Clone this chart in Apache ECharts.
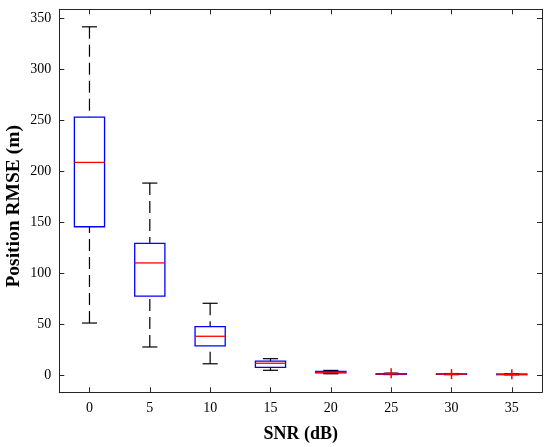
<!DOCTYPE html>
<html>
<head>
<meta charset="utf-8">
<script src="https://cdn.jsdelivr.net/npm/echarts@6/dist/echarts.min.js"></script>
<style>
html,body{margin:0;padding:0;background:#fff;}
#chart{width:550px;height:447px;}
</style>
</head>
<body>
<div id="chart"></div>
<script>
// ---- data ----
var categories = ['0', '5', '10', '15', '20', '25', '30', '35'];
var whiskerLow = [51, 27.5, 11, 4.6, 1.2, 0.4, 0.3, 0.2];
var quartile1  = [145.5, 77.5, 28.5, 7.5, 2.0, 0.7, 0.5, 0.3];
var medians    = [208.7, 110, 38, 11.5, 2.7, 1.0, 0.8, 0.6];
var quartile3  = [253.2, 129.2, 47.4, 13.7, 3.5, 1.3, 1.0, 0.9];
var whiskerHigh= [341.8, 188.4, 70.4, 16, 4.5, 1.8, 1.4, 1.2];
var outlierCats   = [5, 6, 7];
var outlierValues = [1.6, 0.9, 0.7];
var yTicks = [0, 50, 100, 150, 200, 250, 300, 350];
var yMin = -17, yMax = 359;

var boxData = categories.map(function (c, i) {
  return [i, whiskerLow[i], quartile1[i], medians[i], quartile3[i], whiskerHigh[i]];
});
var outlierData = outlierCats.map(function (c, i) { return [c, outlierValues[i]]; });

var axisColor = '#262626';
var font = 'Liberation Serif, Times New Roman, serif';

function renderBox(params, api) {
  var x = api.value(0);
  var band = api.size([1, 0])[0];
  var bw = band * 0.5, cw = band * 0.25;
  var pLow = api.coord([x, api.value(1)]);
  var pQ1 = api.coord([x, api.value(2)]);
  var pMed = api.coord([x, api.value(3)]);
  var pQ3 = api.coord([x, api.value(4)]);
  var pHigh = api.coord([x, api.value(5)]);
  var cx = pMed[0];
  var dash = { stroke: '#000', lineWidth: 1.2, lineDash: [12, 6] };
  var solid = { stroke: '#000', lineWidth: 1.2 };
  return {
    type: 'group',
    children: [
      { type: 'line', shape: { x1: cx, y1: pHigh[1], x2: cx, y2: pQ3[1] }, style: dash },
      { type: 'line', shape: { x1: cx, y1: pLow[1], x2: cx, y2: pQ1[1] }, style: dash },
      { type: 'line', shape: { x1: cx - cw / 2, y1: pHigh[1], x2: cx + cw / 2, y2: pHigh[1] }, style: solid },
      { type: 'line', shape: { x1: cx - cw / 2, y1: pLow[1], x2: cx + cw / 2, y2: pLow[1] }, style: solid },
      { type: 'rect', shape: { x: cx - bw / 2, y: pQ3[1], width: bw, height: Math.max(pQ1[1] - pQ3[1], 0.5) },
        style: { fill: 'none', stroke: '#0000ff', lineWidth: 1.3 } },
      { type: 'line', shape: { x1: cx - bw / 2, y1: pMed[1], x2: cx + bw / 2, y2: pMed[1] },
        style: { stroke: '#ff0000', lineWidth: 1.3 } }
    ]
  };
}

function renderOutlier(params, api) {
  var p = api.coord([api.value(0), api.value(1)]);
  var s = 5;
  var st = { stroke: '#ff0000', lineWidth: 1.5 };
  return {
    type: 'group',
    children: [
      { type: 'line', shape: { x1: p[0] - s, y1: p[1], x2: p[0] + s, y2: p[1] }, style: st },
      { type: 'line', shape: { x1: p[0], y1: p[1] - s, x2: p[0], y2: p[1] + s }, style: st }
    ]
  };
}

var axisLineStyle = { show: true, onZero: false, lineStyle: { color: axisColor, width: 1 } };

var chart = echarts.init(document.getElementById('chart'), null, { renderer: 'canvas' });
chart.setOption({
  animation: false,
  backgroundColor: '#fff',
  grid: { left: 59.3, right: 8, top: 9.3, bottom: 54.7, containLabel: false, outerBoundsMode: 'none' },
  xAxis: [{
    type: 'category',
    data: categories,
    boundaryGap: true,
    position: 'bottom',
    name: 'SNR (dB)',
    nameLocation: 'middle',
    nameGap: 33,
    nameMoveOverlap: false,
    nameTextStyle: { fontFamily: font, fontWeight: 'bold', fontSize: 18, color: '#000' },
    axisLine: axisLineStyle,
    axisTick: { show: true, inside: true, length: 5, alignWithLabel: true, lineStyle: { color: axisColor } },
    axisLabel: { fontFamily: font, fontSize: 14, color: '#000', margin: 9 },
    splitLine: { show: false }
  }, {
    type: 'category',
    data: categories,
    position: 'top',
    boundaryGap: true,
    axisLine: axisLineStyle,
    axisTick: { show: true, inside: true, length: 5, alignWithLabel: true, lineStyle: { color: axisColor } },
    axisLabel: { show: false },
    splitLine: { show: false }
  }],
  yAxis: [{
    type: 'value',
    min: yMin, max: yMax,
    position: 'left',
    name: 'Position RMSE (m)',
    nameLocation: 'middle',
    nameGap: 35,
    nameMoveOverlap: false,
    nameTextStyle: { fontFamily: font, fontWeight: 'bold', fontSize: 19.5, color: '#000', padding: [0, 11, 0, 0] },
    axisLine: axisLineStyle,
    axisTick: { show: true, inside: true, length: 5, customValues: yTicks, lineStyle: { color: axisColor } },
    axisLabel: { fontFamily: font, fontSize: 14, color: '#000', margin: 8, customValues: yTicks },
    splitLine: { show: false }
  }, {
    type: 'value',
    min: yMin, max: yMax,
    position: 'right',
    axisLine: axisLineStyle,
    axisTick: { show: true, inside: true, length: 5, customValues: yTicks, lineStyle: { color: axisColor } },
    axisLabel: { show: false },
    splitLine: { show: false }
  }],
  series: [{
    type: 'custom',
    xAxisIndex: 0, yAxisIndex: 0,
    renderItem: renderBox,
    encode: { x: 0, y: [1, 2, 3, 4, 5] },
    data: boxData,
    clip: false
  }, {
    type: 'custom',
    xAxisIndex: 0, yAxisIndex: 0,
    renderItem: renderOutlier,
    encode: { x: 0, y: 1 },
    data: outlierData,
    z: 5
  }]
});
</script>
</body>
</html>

_ _ _ _

Exactly as written, return every line of the listing, but not the pictures.

Clone this chart in Apache ECharts.
<!DOCTYPE html>
<html>
<head>
<meta charset="utf-8">
<script src="https://cdn.jsdelivr.net/npm/echarts@6/dist/echarts.min.js"></script>
<style>
html,body{margin:0;padding:0;background:#fff;}
#chart{width:550px;height:447px;}
</style>
</head>
<body>
<div id="chart"></div>
<script>
// ---- data ----
var categories = ['0', '5', '10', '15', '20', '25', '30', '35'];
var whiskerLow = [51, 27.5, 11, 4.6, 1.2, 0.4, 0.3, 0.2];
var quartile1  = [145.5, 77.5, 28.5, 7.5, 2.0, 0.7, 0.5, 0.3];
var medians    = [208.7, 110, 38, 11.5, 2.7, 1.0, 0.8, 0.6];
var quartile3  = [253.2, 129.2, 47.4, 13.7, 3.5, 1.3, 1.0, 0.9];
var whiskerHigh= [341.8, 188.4, 70.4, 16, 4.5, 1.8, 1.4, 1.2];
var outlierCats   = [5, 6, 7];
var outlierValues = [1.6, 0.9, 0.7];
var yTicks = [0, 50, 100, 150, 200, 250, 300, 350];
var yMin = -17, yMax = 359;

var boxData = categories.map(function (c, i) {
  return [i, whiskerLow[i], quartile1[i], medians[i], quartile3[i], whiskerHigh[i]];
});
var outlierData = outlierCats.map(function (c, i) { return [c, outlierValues[i]]; });

var axisColor = '#262626';
var font = 'Liberation Serif, Times New Roman, serif';

function renderBox(params, api) {
  var x = api.value(0);
  var band = api.size([1, 0])[0];
  var bw = band * 0.5, cw = band * 0.25;
  var pLow = api.coord([x, api.value(1)]);
  var pQ1 = api.coord([x, api.value(2)]);
  var pMed = api.coord([x, api.value(3)]);
  var pQ3 = api.coord([x, api.value(4)]);
  var pHigh = api.coord([x, api.value(5)]);
  var cx = pMed[0];
  var dash = { stroke: '#000', lineWidth: 1.2, lineDash: [12, 6] };
  var solid = { stroke: '#000', lineWidth: 1.2 };
  return {
    type: 'group',
    children: [
      { type: 'line', shape: { x1: cx, y1: pHigh[1], x2: cx, y2: pQ3[1] }, style: dash },
      { type: 'line', shape: { x1: cx, y1: pLow[1], x2: cx, y2: pQ1[1] }, style: dash },
      { type: 'line', shape: { x1: cx - cw / 2, y1: pHigh[1], x2: cx + cw / 2, y2: pHigh[1] }, style: solid },
      { type: 'line', shape: { x1: cx - cw / 2, y1: pLow[1], x2: cx + cw / 2, y2: pLow[1] }, style: solid },
      { type: 'rect', shape: { x: cx - bw / 2, y: pQ3[1], width: bw, height: Math.max(pQ1[1] - pQ3[1], 0.5) },
        style: { fill: 'none', stroke: '#0000ff', lineWidth: 1.3 } },
      { type: 'line', shape: { x1: cx - bw / 2, y1: pMed[1], x2: cx + bw / 2, y2: pMed[1] },
        style: { stroke: '#ff0000', lineWidth: 1.3 } }
    ]
  };
}

function renderOutlier(params, api) {
  var p = api.coord([api.value(0), api.value(1)]);
  var s = 5;
  var st = { stroke: '#ff0000', lineWidth: 1.5 };
  return {
    type: 'group',
    children: [
      { type: 'line', shape: { x1: p[0] - s, y1: p[1], x2: p[0] + s, y2: p[1] }, style: st },
      { type: 'line', shape: { x1: p[0], y1: p[1] - s, x2: p[0], y2: p[1] + s }, style: st }
    ]
  };
}

var axisLineStyle = { show: true, onZero: false, lineStyle: { color: axisColor, width: 1 } };

var chart = echarts.init(document.getElementById('chart'), null, { renderer: 'canvas' });
chart.setOption({
  animation: false,
  backgroundColor: '#fff',
  grid: { left: 59.3, right: 8, top: 9.3, bottom: 54.7, containLabel: false, outerBoundsMode: 'none' },
  xAxis: [{
    type: 'category',
    data: categories,
    boundaryGap: true,
    position: 'bottom',
    name: 'SNR (dB)',
    nameLocation: 'middle',
    nameGap: 33,
    nameMoveOverlap: false,
    nameTextStyle: { fontFamily: font, fontWeight: 'bold', fontSize: 18, color: '#000' },
    axisLine: axisLineStyle,
    axisTick: { show: true, inside: true, length: 5, alignWithLabel: true, lineStyle: { color: axisColor } },
    axisLabel: { fontFamily: font, fontSize: 14, color: '#000', margin: 9 },
    splitLine: { show: false }
  }, {
    type: 'category',
    data: categories,
    position: 'top',
    boundaryGap: true,
    axisLine: axisLineStyle,
    axisTick: { show: true, inside: true, length: 5, alignWithLabel: true, lineStyle: { color: axisColor } },
    axisLabel: { show: false },
    splitLine: { show: false }
  }],
  yAxis: [{
    type: 'value',
    min: yMin, max: yMax,
    position: 'left',
    name: 'Position RMSE (m)',
    nameLocation: 'middle',
    nameGap: 35,
    nameMoveOverlap: false,
    nameTextStyle: { fontFamily: font, fontWeight: 'bold', fontSize: 19.5, color: '#000', padding: [0, 11, 0, 0] },
    axisLine: axisLineStyle,
    axisTick: { show: true, inside: true, length: 5, customValues: yTicks, lineStyle: { color: axisColor } },
    axisLabel: { fontFamily: font, fontSize: 14, color: '#000', margin: 8, customValues: yTicks },
    splitLine: { show: false }
  }, {
    type: 'value',
    min: yMin, max: yMax,
    position: 'right',
    axisLine: axisLineStyle,
    axisTick: { show: true, inside: true, length: 5, customValues: yTicks, lineStyle: { color: axisColor } },
    axisLabel: { show: false },
    splitLine: { show: false }
  }],
  series: [{
    type: 'custom',
    xAxisIndex: 0, yAxisIndex: 0,
    renderItem: renderBox,
    encode: { x: 0, y: [1, 2, 3, 4, 5] },
    data: boxData,
    clip: false
  }, {
    type: 'custom',
    xAxisIndex: 0, yAxisIndex: 0,
    renderItem: renderOutlier,
    encode: { x: 0, y: 1 },
    data: outlierData,
    z: 5
  }]
});
</script>
</body>
</html>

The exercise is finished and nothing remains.